Regression models are sufficiently flexible to allow for many functional forms. Linear regression, the most basic of these forms,6 assumes that the relationship between the independent and the dependent variables is constant.7 For instance, suppose that, using linear regression, a valuation analyst determined the elasticities between their independent variables and dependent variable, and estimated that a ten percent increase in healthcare providers in a city correlates with a 15 percent increase in annual, per capita physician visits for that area. A linear regression would assume that the magnitude of this effect would hold regardless of the level of providers, i.e., whether a city has ten healthcare providers, or if the city has 200 healthcare providers. Although estimates obtained in this matter could be accurate for these variables, it is also possible that the relationship may not follow a linear functional form. Perhaps when a city begins with ten healthcare providers, an increase of ten percent would lead to a more significant rise in annual, per capita physician visits than if the city begins with 200 providers. In this case, the relationship may be better explained by a functional form that incorporates this decreasing marginal impact. The valuation analyst should always consider what functional form the data may take in order to estimate the most accurate relationship. Often, the data itself will suggest the appropriate functional form. A scatterplot of the independent variable against the dependent variable will often indicate whether a linear relationship exists between the variables, or whether an alternative functional form should be considered. Alternatively, a theoretical non-quantitative understanding of the relationship between the included variables may also suggest a preferred functional form for the regression analysis.
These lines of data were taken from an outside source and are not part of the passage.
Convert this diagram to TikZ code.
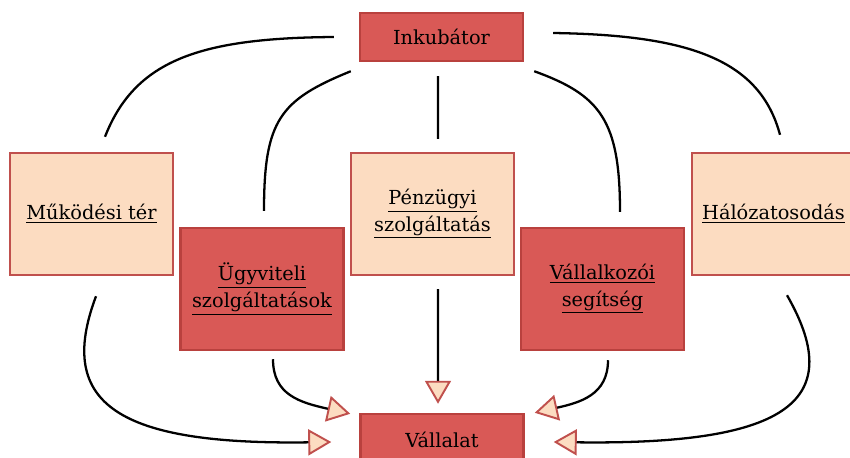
\documentclass[tikz,border=0pt]{standalone}
\usepackage{fontspec}
\setmainfont{DejaVu Serif}
\usepackage{tikz}
\usetikzlibrary{arrows.meta,calc}

\definecolor{darkfill}{HTML}{D95956}
\definecolor{darkline}{HTML}{B9413E}
\definecolor{peachfill}{HTML}{FCDCC1}
\definecolor{peachline}{HTML}{C0504D}

\begin{document}
\begin{tikzpicture}[
    box/.style={draw, line width=1.4pt, minimum width=3.26cm, minimum height=2.44cm,
        inner sep=0pt, align=center, font=\fontsize{11}{15}\selectfont},
    softbox/.style={box, fill=peachfill, draw=peachline},
    hardbox/.style={box, fill=darkfill, draw=darkline},
    link/.style={line width=1.3pt},
    arr/.style={link, -{Triangle[length=0.46cm, width=0.52cm, fill=peachfill, color=peachline, line width=1.1pt]}}
]
    \useasboundingbox (0,0) rectangle (17,-9.14);

    % boxes
    \node[hardbox, minimum height=0.96cm] (ink) at (8.83,-0.74) {Inkubátor};
    \node[softbox] (mukodes) at (1.83,-4.28) {\underline{Működési tér}};
    \node[softbox] (penz) at (8.65,-4.28) {\underline{Pénzügyi}\\\underline{szolgáltatás}};
    \node[softbox] (halo) at (15.47,-4.28) {\underline{Hálózatosodás}};
    \node[hardbox] (ugyv) at (5.24,-5.78) {\underline{Ügyviteli}\\\underline{szolgáltatások}};
    \node[hardbox] (vallk) at (12.05,-5.78) {\underline{Vállalkozói}\\\underline{segítség}};
    \node[hardbox, minimum height=1.04cm] (vallalat) at (8.84,-8.8) {Vállalat};

    % Inkubator to the services
    \draw[link] ([xshift=-0.5cm]ink.west) .. controls (4,-0.76) and (2.7,-1.2) .. ([shift={(0.27,0.3)}]mukodes.north);
    \draw[link] ([shift={(-0.16,-0.18)}]ink.south west) .. controls (5.6,-2) and (5.28,-2.4) .. ([shift={(0.04,0.32)}]ugyv.north);
    \draw[link] ([shift={(-0.07,-0.28)}]ink.south) -- ([shift={(0.11,0.26)}]penz.north);
    \draw[link] ([shift={(0.2,-0.18)}]ink.south east) .. controls (12,-1.9) and (12.4,-2.4) .. ([shift={(0.35,0.3)}]vallk.north);
    \draw[link] ([shift={(0.58,0.08)}]ink.east) .. controls (13.8,-0.7) and (15.2,-1.2) .. ([shift={(0.13,0.34)}]halo.north);

    % services to Vallalat
    \draw[arr] ([shift={(0.09,-0.4)}]mukodes.south) .. controls (1.1,-8.1) and (2.4,-8.9) .. ([shift={(-0.56,-0.04)}]vallalat.west);
    \draw[arr] ([shift={(0.22,-0.16)}]ugyv.south) .. controls (5.46,-7.9) and (6,-8.05) .. ([shift={(-0.18,-0.02)}]vallalat.north west);
    \draw[arr] ([shift={(0.11,-0.26)}]penz.south) -- ([shift={(-0.08,0.18)}]vallalat.north);
    \draw[arr] ([shift={(0.11,-0.18)}]vallk.south) .. controls (12.16,-7.9) and (11.6,-8.05) .. ([shift={(0.2,0)}]vallalat.north east);
    \draw[arr] ([shift={(0.27,-0.38)}]halo.south) .. controls (17,-8.1) and (15.6,-8.9) .. ([shift={(0.58,-0.04)}]vallalat.east);
\end{tikzpicture}
\end{document}
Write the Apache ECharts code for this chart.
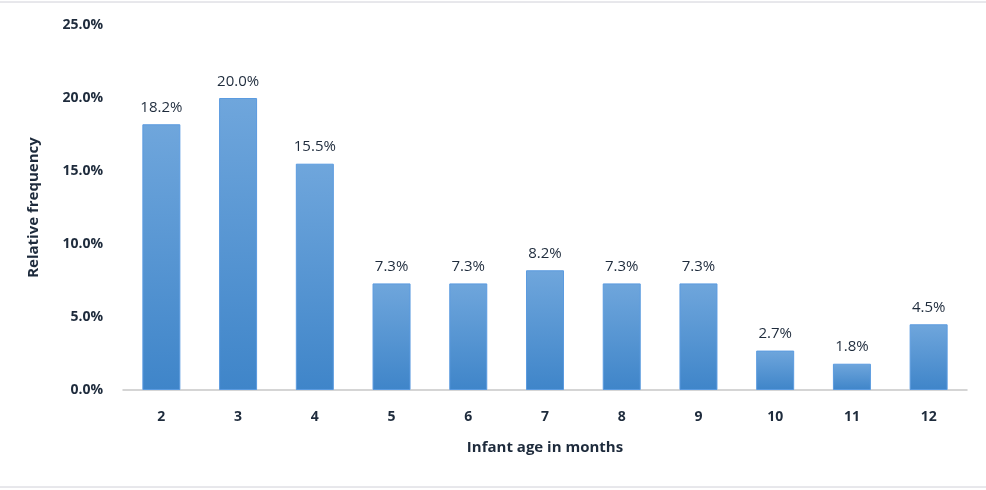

Depending on the available data and the goal of the analysis, the valuation analyst could use a number of different estimation techniques to conduct a regression analysis. One of the most common regression estimation techniques is called Ordinary Least Squares (OLS), a technique that calculates the best-fit relationship within the data by minimizing the sum of the squared differences between the predicted values and the actual values of the dependent variable (i.e., the residuals).8 OLS is the most frequently used regression estimation technique for several important reasons, including: (1) it is relatively easy to implement and understand; (2) the goal of minimizing the sum of the squared residuals is reasonable from a theoretical point of view; and, (3) OLS estimates, under ideal circumstances (described in the following paragraph), have the most desirable statistical properties.9
In order for an OLS regression model to produce meaningful and reliable results, the seven classical linear regression model (CLRM) assumptions must hold true, as described by the Gauss-Markov theorem developed by Carl Friedrich Gauss and Andrey Markov.10 If only some of the CLRM assumptions hold true, then the OLS results may no longer be the “best” linear unbiased estimators, and the valuation analyst may consider alternative estimation methods with properties more suited to the data being analyzed. For instance, in cases where an analyst finds that the random error term (a term required in every regression equation) follows a trend, in violation of the Gauss-Markov theorem which requires that the error terms be uncorrelated and have a constant variance, the analyst might choose to use a more advanced technique to potentially rectify this problem and allow for a more accurate interpretation of the regression results.11
Even if an analyst uses the appropriate regression technique for their data, the regression analysis may still have several limitations. For instance, regression models can only estimate the relationship between two variables, it cannot determine the true relationship.12 This is a vital distinction, because the true relationship can only be estimated by having complete information and perfect foresight, which, unfortunately, is never available in a real world analysis.13 Analysts must, instead, settle for a best estimate of the true relationship given the limited data available, which allows for uncertainty, and possibly error, in the results of the regression analysis.14
Additionally, regression models may not capture all of the variability of a dependent variable, which produces the potential for error in the estimates through misspecification and bias.15 For example, if an analyst performs a regression analysis to determine if an increase in the number of cardiovascular surgeons in an area leads to a rise in the number of cardiovascular surgeries performed on that population, many other independent variables, beyond the growth in the number of cardiovascular surgeons, such as the percent of the population with health insurance, may also impact the resulting value of the dependent variable. Omitting relevant variables may introduce bias into the regression, creating a gap between the true relationship and the regression estimate.16 Therefore, a valuation analyst should consider all relevant factors that can affect the value of a dependent variable when creating a regression model, in order to minimize the bias in the regression analysis estimates.
It is important to keep in mind that like all statistics, regression analysis produces probabilities, not certainties, and analysts must exercise caution when interpreting results. One of the many criteria an analyst may use to interpret regression results is the calculated statistic referred to as R-squared which measures the extent to which the variations in the dependent variable around its mean are explained by the model.17 Higher values of R-squared generally indicate that the regression model is a better fit for the data, and accounts for more of the variation in the dependent variable.18 An analyst can use additional statistical tests, such as a t-test or an F-test,19 to determine the statistical significance of an estimated relationship or model. For example, suppose a regression estimate indicates that a ten percent decrease in the percent of the population covered by health insurance leads to a 20 percent decrease in revenue for the average healthcare provider in that area. Although this relationship might seem noteworthy, if the valuation analyst performs a t-test on this regression estimate and finds the estimate is not statistically significant from zero, then even though the response seems strong, it should not be relied upon on its own. Therefore, the data indicates that it is possible that no relationship exists between the two variables, and the resulting response is simply an artifact of the sampling process.
Analysts can use regression analyses to estimate relationships between variables, which may inform and strengthen a valuation analysis, allowing for the quantification of a relationship. Although regression is a powerful tool, the analyst should consider the limitations of regression analyses and the various metrics upon which regression estimates can be compared and interpreted. The type of regression that the analyst should use varies based on the scope of the project, as well as the data available. Therefore, a valuation analyst using regression analysis to conduct a healthcare, or other, valuation should always be cognizant of the potential pitfalls with regression analyses when developing a model, and should interpret the estimates with caution.